Gegen jeden
Widerstand

von Bernard Schmid

Illustration: Ūla Šveikauskaitė

Auch monatelange Proteste konnten die Pensionsreform in Frankreich nicht verhindern. Präsident Emmanuel Macron hat die Kapitalinteressen erst einmal befriedigt, doch das Land kommt nicht zur Ruhe.


2601 wörter
~11 minuten

Verabschiedet, angenommen, vom Verfassungsgericht abgesegnet und seit dem 15. April dieses Jahres auch im Amtsblatt Journal officiel veröffentlicht: Zumindest formal ist die französische Pensionsreform damit »durch«. Ein Großteil der Franzosen aber lehnt das Gesetzeswerk von Staatspräsident Emmanuel Macron weiter ab. Laut Umfragen sind 60 bis 70 Prozent der Bevölkerung gegen die Reform, unter den abhängig Beschäftigten steigt die Ablehnung sogar auf Werte um die 90 Prozent.

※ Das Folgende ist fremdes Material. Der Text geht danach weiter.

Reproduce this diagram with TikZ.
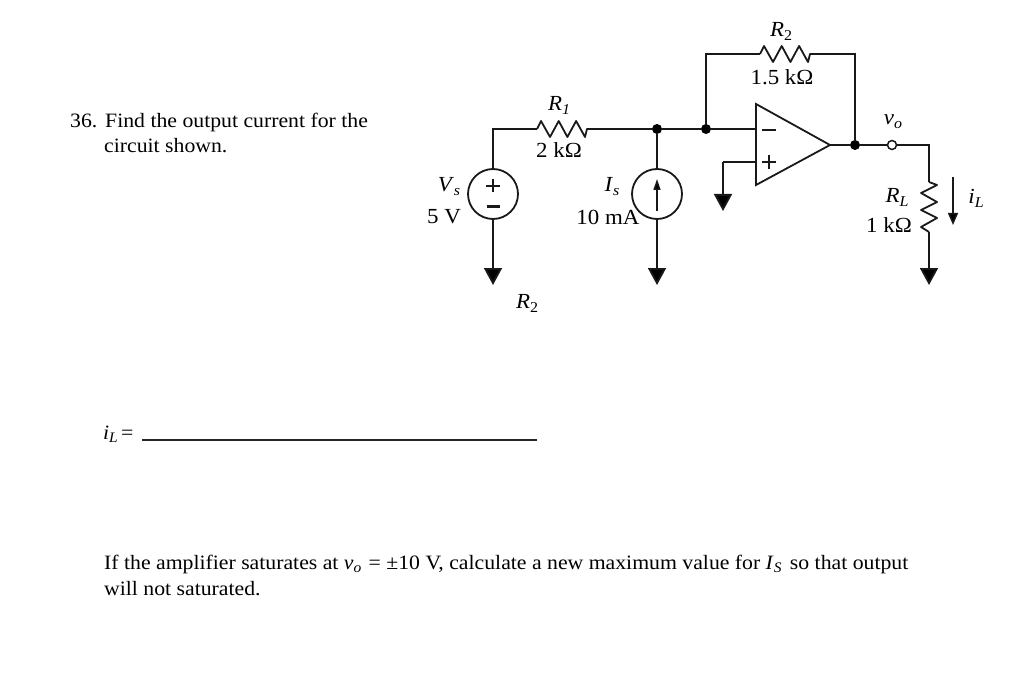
\documentclass[tikz,border=0pt]{standalone}
\usepackage{fontspec}
\setmainfont[FakeStretch=1.066]{Liberation Serif}
\usetikzlibrary{arrows.meta}
\tikzset{
  wire/.style={draw=black!90,line width=1.8pt},
  gndw/.style={wire,-{Triangle[width=18pt,length=17pt,fill=black]}},
  dotn/.style={circle,fill=black,inner sep=0pt,minimum size=10pt},
  term/.style={circle,draw=black!90,line width=1.5pt,fill=white,inner sep=0pt,minimum size=9pt},
  src/.style={circle,draw=black!90,line width=1.8pt,inner sep=0pt,minimum size=50pt},
  lab/.style={inner sep=0pt,text=black,font=\fontsize{21.5}{21.5}\selectfont},
  txt/.style={inner sep=0pt,anchor=base west,text=black,font=\fontsize{20.4}{21}\selectfont},
  sign/.style={draw=black!90,line width=2.2pt}
}
\newcommand{\Hres}[2]{\draw[wire,line join=round] (#1) -- ++(4,-8) -- ++(9,16) -- ++(8.7,-16) -- ++(8.7,16) -- ++(8.7,-16) -- ++(8.9,16) -- ++(2,-8) -- (#2);}
\newcommand{\Vres}[2]{\draw[wire,line join=round] (#1) -- ++(8,3) -- ++(-16,8) -- ++(16,9) -- ++(-16,8) -- ++(16,8) -- ++(-16,9) -- ++(8,5) -- (#2);}
\newcommand{\sbi}[1]{\raisebox{-4pt}{\fontsize{15}{15}\selectfont\textit{#1}}}
\newcommand{\sbu}[1]{\raisebox{-4pt}{\fontsize{15}{15}\selectfont #1}}
\newcommand{\tsb}[1]{\raisebox{-3pt}{\fontsize{14.5}{14.5}\selectfont\textit{#1}}}
\begin{document}
\begin{tikzpicture}[x=1pt,y=-1pt]
\useasboundingbox (0,0) rectangle (1024,676);
% named points
\node[src] (vs) at (493,194) {};
\node[src] (is) at (657,194) {};
\coordinate (vsc) at (493,129);
\coordinate (r1a) at (537,129);
\coordinate (r1b) at (587,129);
\node[dotn] (n1) at (657,129) {};
\node[dotn] (n2) at (706,129) {};
\coordinate (oma) at (756,104);
\coordinate (omb) at (756,185);
\coordinate (omo) at (830,145);
\coordinate (omm) at (756,129);
\coordinate (omp) at (756,162);
\coordinate (fl) at (706,54);
\coordinate (fr) at (855,54);
\coordinate (r2a) at (760,54);
\coordinate (r2b) at (810,54);
\node[dotn] (n3) at (855,145) {};
\node[term] (vo) at (892,145) {};
\coordinate (rc) at (929,145);
\coordinate (rla) at (929,182);
\coordinate (rlb) at (929,232);
\coordinate (g1) at (493,285);
\coordinate (g2) at (657,285);
\coordinate (g3) at (929,285);
\coordinate (gpc) at (723,162);
\coordinate (g4) at (723,211);
\coordinate (ila) at (953,177);
\coordinate (ilb) at (953,225);
\coordinate (ula) at (142,440);
\coordinate (ulb) at (537,440);
\coordinate (iab) at (657,211);
\coordinate (iat) at (657,179);
% wires
\draw[wire] (vs.north) -- (vsc) -- (r1a);
\Hres{r1a}{r1b}
\draw[wire] (r1b) -- (n1) -- (n2) -- (omm);
\draw[wire] (n1) -- (is.north);
\draw[wire] (n2) -- (fl) -- (r2a);
\Hres{r2a}{r2b}
\draw[wire] (r2b) -- (fr) -- (n3);
\draw[wire] (omo) -- (n3) -- (vo) -- (rc) -- (rla);
\Vres{rla}{rlb}
\draw[gndw] (rlb) -- (g3);
\draw[gndw] (vs.south) -- (g1);
\draw[gndw] (is.south) -- (g2);
\draw[wire] (omp) -- (gpc);
\draw[gndw] (gpc) -- (g4);
\draw[wire,line join=miter] (oma) -- (omo) -- (omb) -- cycle;
\draw[wire,line width=1.5pt,-{Triangle[width=10pt,length=12pt,fill=black]}] (ila) -- (ilb);
\draw[wire,line width=1.5pt,-{Triangle[width=7pt,length=11pt,fill=black]}] (iab) -- (iat);
\draw[black!85,line width=1.2pt] (ula) -- (ulb);
% signs
\draw[sign] (486,186) -- (500,186) (493,179.5) -- (493,192.5);
\draw[sign] (486.5,206.5) -- (499.5,206.5);
\draw[sign] (762,130) -- (776,130);
\draw[sign] (762,162) -- (776,162) (769,155) -- (769,169);
% labels
\node[lab] at (559,105) {\textit{R}\sbi{1}};
\node[lab] at (559,150) {2 k\symbol{"03A9}};
\node[lab] at (781,31) {\textit{R}\sbu{2}};
\node[lab] at (782,77) {1.5 k\symbol{"03A9}};
\node[lab] at (449,187) {\textit{V}\sbi{s}};
\node[lab] at (444,217) {5 V};
\node[lab] at (612,187) {\textit{I}\sbi{s}};
\node[lab] at (608,217) {10 mA};
\node[lab] at (527,303) {\textit{R}\sbu{2}};
\node[lab] at (893,122) {\textit{v}\sbi{o}};
\node[lab] at (897,197) {\textit{R}\sbi{L}};
\node[lab] at (889,225) {1 k\symbol{"03A9}};
\node[lab] at (976,198) {\textit{i}\sbi{L}};
% text
\node[txt] at (70,128) {36.};
\node[txt] at (105,128) {Find the output current for the};
\node[txt] at (104,153) {circuit shown.};
\node[txt] at (103,439) {\textit{i}\tsb{L}\,=};
\node[txt] at (104,569) {If the amplifier saturates at \textit{v}\tsb{o}\kern2pt{} = ±10 V, calculate a new maximum value for \textit{I}\tsb{S}\kern3pt{} so that output};
\node[txt] at (104,595) {will not saturated.};
\end{tikzpicture}
\end{document}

Als Macron am Abend des 17. April eine TV-Ansprache hielt, in der er seinen Willen bekundete, nunmehr »das Blatt zu wenden«, ein neues innenpolitisches Kapitel aufzuschlagen und die Debatte über diese Reform doch bitte schön als erledigt zu betrachten, flammten sogleich neue Proteste auf – mit leicht verändertem Charakter. Standen im Jänner und Februar 2023 noch eher von den Gewerkschaftsverbänden ausgerufene Demonstrationen mit Massenbeteiligung im Vordergrund und im März punktuelle Streiks in einigen Sektoren (Eisenbahn, Raffinerien), so prägten zuletzt mehr oder minder spontane lokale Proteste das Bild. Es begann an besagtem Tag der Fernsehansprache Macrons: Anstatt auf die Bildschirme zu starren, strömten Tausende von Menschen auf die Straßen und Plätze, um auf Kochtöpfe und Pfannen zu schlagen und mit dem Lärm die Übertragung zu übertönen. Die Ansage lautete: Wir hören dir nicht zu, wir erfahren ohnehin nichts Interessantes dabei. Seitdem ist jeder – zumindest jeder angekündigte – Präsidenten- oder Ministerbesuch von Lärm und Tumult geprägt. Macron verließ etwa die Stadt Vendôme westlich von Paris Ende April fluchtartig im Helikopter, anstatt wie geplant ein Bad in der Menge zu nehmen. Am 8. Mai war er zu Besuch in Lyon für eine Gedenkfeier, dort versammelten sich rund 5.000 Menschen für eine Demonstration gegen ihn. Unterdessen stufte die Rating-Agentur Fitch in den letzten Apriltagen die Bonität des französischen Staates um eine Stufe auf »AA-« herunter. Offensichtlich rechnet man bei Fitch mit länger anhaltenden, womöglich ausufernden Protesten.